_SHORT TASK_
Repeat every record exactly, but keep images out of the copy.

(Code that draws figures)
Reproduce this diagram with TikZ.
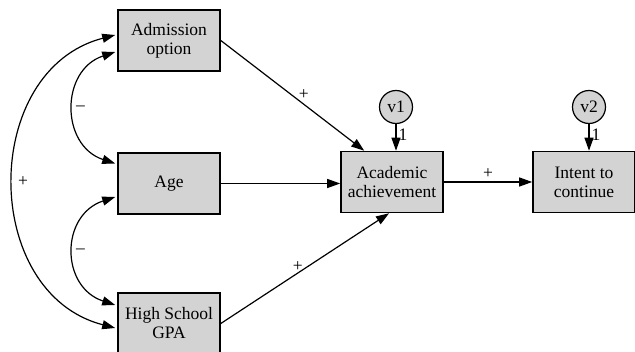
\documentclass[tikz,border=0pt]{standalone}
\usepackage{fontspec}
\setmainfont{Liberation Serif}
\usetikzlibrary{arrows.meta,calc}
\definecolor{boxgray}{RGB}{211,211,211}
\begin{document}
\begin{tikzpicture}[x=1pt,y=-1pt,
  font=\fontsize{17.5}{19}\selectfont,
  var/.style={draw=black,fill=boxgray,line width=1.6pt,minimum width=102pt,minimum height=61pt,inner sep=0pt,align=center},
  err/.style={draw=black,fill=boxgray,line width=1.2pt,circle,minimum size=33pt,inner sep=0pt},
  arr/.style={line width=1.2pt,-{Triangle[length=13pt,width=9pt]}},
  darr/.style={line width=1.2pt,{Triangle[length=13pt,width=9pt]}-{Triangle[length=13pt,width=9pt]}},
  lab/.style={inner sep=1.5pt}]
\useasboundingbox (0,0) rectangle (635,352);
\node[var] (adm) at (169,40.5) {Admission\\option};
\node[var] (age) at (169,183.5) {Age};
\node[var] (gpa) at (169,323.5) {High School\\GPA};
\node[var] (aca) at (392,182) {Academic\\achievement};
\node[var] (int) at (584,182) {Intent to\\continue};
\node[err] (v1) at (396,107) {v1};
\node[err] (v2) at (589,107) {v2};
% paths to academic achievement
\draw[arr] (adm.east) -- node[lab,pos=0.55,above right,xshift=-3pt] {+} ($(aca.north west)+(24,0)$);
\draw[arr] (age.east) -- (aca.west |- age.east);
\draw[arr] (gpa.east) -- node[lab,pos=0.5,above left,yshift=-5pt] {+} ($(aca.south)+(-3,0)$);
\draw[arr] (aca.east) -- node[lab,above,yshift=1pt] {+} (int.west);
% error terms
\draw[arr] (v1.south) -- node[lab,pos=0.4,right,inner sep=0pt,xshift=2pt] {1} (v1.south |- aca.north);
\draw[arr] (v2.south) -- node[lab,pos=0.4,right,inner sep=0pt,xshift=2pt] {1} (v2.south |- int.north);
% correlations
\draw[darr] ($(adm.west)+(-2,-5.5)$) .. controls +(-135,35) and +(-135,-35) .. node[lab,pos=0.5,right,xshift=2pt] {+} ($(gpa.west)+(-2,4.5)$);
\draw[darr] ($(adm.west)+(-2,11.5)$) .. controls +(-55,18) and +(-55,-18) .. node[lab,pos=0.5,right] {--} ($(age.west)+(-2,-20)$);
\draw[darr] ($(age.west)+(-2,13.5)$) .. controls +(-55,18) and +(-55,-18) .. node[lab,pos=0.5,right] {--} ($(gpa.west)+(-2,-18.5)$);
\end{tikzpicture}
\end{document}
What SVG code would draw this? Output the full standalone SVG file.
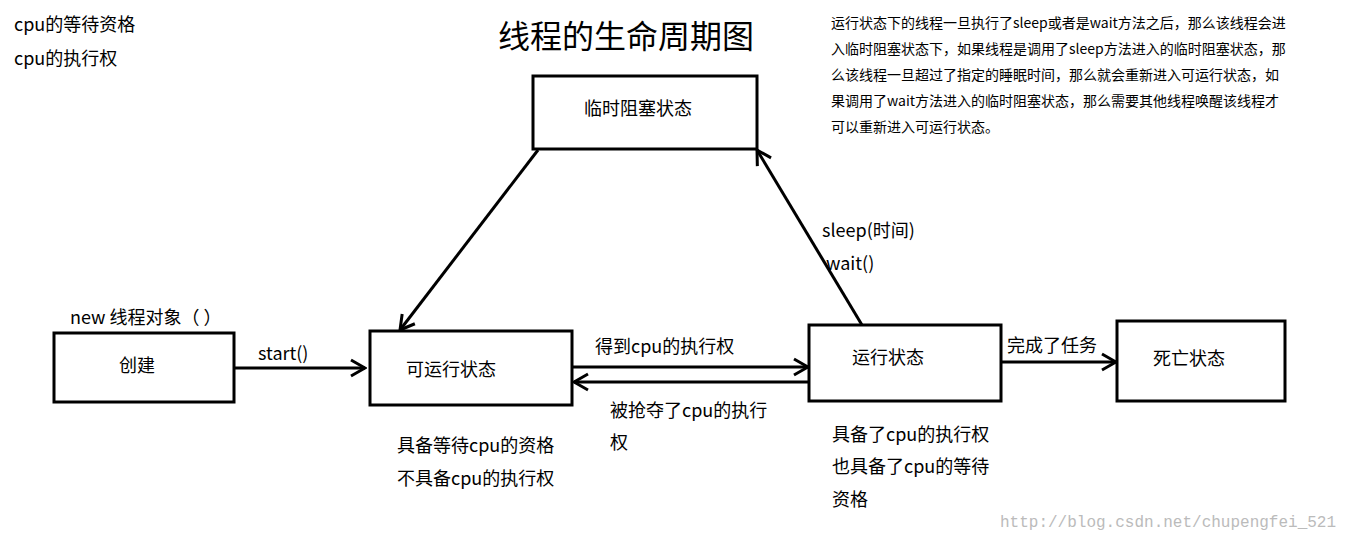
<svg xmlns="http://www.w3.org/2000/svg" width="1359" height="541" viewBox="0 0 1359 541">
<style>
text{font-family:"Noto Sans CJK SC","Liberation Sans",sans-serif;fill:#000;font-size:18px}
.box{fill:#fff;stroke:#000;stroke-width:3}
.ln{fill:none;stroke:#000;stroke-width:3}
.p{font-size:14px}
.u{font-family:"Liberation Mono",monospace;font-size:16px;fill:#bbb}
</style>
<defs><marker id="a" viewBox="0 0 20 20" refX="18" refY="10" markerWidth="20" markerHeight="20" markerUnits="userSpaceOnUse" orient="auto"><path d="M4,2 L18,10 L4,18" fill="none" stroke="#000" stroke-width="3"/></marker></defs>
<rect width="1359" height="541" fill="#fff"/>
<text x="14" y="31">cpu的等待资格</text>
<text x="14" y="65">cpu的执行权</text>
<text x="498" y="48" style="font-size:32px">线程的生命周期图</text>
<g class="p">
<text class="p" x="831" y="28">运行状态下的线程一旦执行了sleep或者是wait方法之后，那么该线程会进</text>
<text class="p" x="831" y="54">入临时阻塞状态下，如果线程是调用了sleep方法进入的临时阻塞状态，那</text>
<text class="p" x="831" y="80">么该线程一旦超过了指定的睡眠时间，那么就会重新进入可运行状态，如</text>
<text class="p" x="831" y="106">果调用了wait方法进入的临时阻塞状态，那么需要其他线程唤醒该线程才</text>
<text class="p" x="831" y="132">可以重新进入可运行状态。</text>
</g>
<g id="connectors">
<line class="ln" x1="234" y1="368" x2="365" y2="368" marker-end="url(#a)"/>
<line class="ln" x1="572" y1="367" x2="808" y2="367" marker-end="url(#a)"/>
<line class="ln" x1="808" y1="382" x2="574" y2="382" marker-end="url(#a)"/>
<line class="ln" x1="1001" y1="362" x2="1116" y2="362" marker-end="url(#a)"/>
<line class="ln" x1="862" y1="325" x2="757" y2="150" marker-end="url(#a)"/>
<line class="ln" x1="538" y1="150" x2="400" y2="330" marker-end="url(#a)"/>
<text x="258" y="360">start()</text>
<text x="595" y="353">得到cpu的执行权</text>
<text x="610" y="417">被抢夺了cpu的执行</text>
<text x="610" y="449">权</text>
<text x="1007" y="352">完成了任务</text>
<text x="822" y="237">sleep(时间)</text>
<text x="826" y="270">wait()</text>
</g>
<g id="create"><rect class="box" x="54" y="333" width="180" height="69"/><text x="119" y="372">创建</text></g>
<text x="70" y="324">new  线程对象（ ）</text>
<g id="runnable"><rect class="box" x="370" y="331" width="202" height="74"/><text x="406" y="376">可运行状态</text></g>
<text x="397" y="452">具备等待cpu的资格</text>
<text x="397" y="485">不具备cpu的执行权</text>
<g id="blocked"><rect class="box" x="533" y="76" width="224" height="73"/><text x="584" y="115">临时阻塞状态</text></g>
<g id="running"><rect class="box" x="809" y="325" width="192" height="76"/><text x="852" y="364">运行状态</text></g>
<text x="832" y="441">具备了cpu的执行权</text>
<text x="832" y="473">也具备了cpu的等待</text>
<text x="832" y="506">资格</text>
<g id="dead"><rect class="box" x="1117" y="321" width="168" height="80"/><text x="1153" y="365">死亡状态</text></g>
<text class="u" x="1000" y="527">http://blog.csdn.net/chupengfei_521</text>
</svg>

_FINISHED EXERCISE_
Reproduce this diagram with TikZ.
\documentclass[tikz,border=0pt]{standalone}
\usepackage{fontspec}
\setmainfont{Liberation Serif}
\usetikzlibrary{arrows.meta,calc}
\definecolor{boxgray}{RGB}{211,211,211}
\begin{document}
\begin{tikzpicture}[x=1pt,y=-1pt,
  font=\fontsize{17.5}{19}\selectfont,
  var/.style={draw=black,fill=boxgray,line width=1.6pt,minimum width=102pt,minimum height=61pt,inner sep=0pt,align=center},
  err/.style={draw=black,fill=boxgray,line width=1.2pt,circle,minimum size=33pt,inner sep=0pt},
  arr/.style={line width=1.2pt,-{Triangle[length=13pt,width=9pt]}},
  darr/.style={line width=1.2pt,{Triangle[length=13pt,width=9pt]}-{Triangle[length=13pt,width=9pt]}},
  lab/.style={inner sep=1.5pt}]
\useasboundingbox (0,0) rectangle (635,352);
\node[var] (adm) at (169,40.5) {Admission\\option};
\node[var] (age) at (169,183.5) {Age};
\node[var] (gpa) at (169,323.5) {High School\\GPA};
\node[var] (aca) at (392,182) {Academic\\achievement};
\node[var] (int) at (584,182) {Intent to\\continue};
\node[err] (v1) at (396,107) {v1};
\node[err] (v2) at (589,107) {v2};
% paths to academic achievement
\draw[arr] (adm.east) -- node[lab,pos=0.55,above right,xshift=-3pt] {+} ($(aca.north west)+(24,0)$);
\draw[arr] (age.east) -- (aca.west |- age.east);
\draw[arr] (gpa.east) -- node[lab,pos=0.5,above left,yshift=-5pt] {+} ($(aca.south)+(-3,0)$);
\draw[arr] (aca.east) -- node[lab,above,yshift=1pt] {+} (int.west);
% error terms
\draw[arr] (v1.south) -- node[lab,pos=0.4,right,inner sep=0pt,xshift=2pt] {1} (v1.south |- aca.north);
\draw[arr] (v2.south) -- node[lab,pos=0.4,right,inner sep=0pt,xshift=2pt] {1} (v2.south |- int.north);
% correlations
\draw[darr] ($(adm.west)+(-2,-5.5)$) .. controls +(-135,35) and +(-135,-35) .. node[lab,pos=0.5,right,xshift=2pt] {+} ($(gpa.west)+(-2,4.5)$);
\draw[darr] ($(adm.west)+(-2,11.5)$) .. controls +(-55,18) and +(-55,-18) .. node[lab,pos=0.5,right] {--} ($(age.west)+(-2,-20)$);
\draw[darr] ($(age.west)+(-2,13.5)$) .. controls +(-55,18) and +(-55,-18) .. node[lab,pos=0.5,right] {--} ($(gpa.west)+(-2,-18.5)$);
\end{tikzpicture}
\end{document}
What SVG code would draw this? Output the full standalone SVG file.
<svg xmlns="http://www.w3.org/2000/svg" width="1359" height="541" viewBox="0 0 1359 541">
<style>
text{font-family:"Noto Sans CJK SC","Liberation Sans",sans-serif;fill:#000;font-size:18px}
.box{fill:#fff;stroke:#000;stroke-width:3}
.ln{fill:none;stroke:#000;stroke-width:3}
.p{font-size:14px}
.u{font-family:"Liberation Mono",monospace;font-size:16px;fill:#bbb}
</style>
<defs><marker id="a" viewBox="0 0 20 20" refX="18" refY="10" markerWidth="20" markerHeight="20" markerUnits="userSpaceOnUse" orient="auto"><path d="M4,2 L18,10 L4,18" fill="none" stroke="#000" stroke-width="3"/></marker></defs>
<rect width="1359" height="541" fill="#fff"/>
<text x="14" y="31">cpu的等待资格</text>
<text x="14" y="65">cpu的执行权</text>
<text x="498" y="48" style="font-size:32px">线程的生命周期图</text>
<g class="p">
<text class="p" x="831" y="28">运行状态下的线程一旦执行了sleep或者是wait方法之后，那么该线程会进</text>
<text class="p" x="831" y="54">入临时阻塞状态下，如果线程是调用了sleep方法进入的临时阻塞状态，那</text>
<text class="p" x="831" y="80">么该线程一旦超过了指定的睡眠时间，那么就会重新进入可运行状态，如</text>
<text class="p" x="831" y="106">果调用了wait方法进入的临时阻塞状态，那么需要其他线程唤醒该线程才</text>
<text class="p" x="831" y="132">可以重新进入可运行状态。</text>
</g>
<g id="connectors">
<line class="ln" x1="234" y1="368" x2="365" y2="368" marker-end="url(#a)"/>
<line class="ln" x1="572" y1="367" x2="808" y2="367" marker-end="url(#a)"/>
<line class="ln" x1="808" y1="382" x2="574" y2="382" marker-end="url(#a)"/>
<line class="ln" x1="1001" y1="362" x2="1116" y2="362" marker-end="url(#a)"/>
<line class="ln" x1="862" y1="325" x2="757" y2="150" marker-end="url(#a)"/>
<line class="ln" x1="538" y1="150" x2="400" y2="330" marker-end="url(#a)"/>
<text x="258" y="360">start()</text>
<text x="595" y="353">得到cpu的执行权</text>
<text x="610" y="417">被抢夺了cpu的执行</text>
<text x="610" y="449">权</text>
<text x="1007" y="352">完成了任务</text>
<text x="822" y="237">sleep(时间)</text>
<text x="826" y="270">wait()</text>
</g>
<g id="create"><rect class="box" x="54" y="333" width="180" height="69"/><text x="119" y="372">创建</text></g>
<text x="70" y="324">new  线程对象（ ）</text>
<g id="runnable"><rect class="box" x="370" y="331" width="202" height="74"/><text x="406" y="376">可运行状态</text></g>
<text x="397" y="452">具备等待cpu的资格</text>
<text x="397" y="485">不具备cpu的执行权</text>
<g id="blocked"><rect class="box" x="533" y="76" width="224" height="73"/><text x="584" y="115">临时阻塞状态</text></g>
<g id="running"><rect class="box" x="809" y="325" width="192" height="76"/><text x="852" y="364">运行状态</text></g>
<text x="832" y="441">具备了cpu的执行权</text>
<text x="832" y="473">也具备了cpu的等待</text>
<text x="832" y="506">资格</text>
<g id="dead"><rect class="box" x="1117" y="321" width="168" height="80"/><text x="1153" y="365">死亡状态</text></g>
<text class="u" x="1000" y="527">http://blog.csdn.net/chupengfei_521</text>
</svg>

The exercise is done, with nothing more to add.